10.1155/2018/6120909

PMID

30868066

PMCID

PMC6379862

Abstract

OBJECTIVE: To analyze the relationship between rural and urban homicide rates in Colombia between 1992 and 2015 and the fluctuations in these rates.

METHODS: Individual records of homicides and population aggregates in men and women aged 15-64 years were used. The adjusted rates of annual homicides were calculated for urban/rural areas and standardized by age. Rate Ratios (RRs) adjusted by region were calculated. A joinpoint analysis was performed to identify inflection points and the Annual Percentage Change (APC).

RESULTS: Four joinpoints were identified in rural and urban rates: after peaking in 1992, homicide rates fell until 1997, and then increased until 2002. From this point on there was a continuous reduction until 2015, although this reduction slowed down from 2005 onward.
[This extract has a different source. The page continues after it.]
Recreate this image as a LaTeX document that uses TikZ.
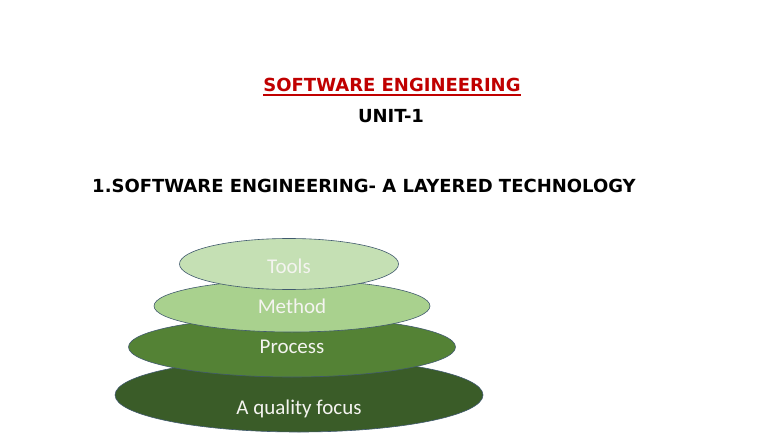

During almost the whole period, the rates of rural homicides were higher than those of urban homicides, although they equalized at the end of the period.

CONCLUSIONS: Unlike in other countries, during the study period Colombian homicide rates, which coincided with the dynamics of the armed conflict, were higher in rural than in urban areas. In recent years, a predominance of urban homicides committed by younger men has been identified, which could pose a challenge to postconflict in Colombia.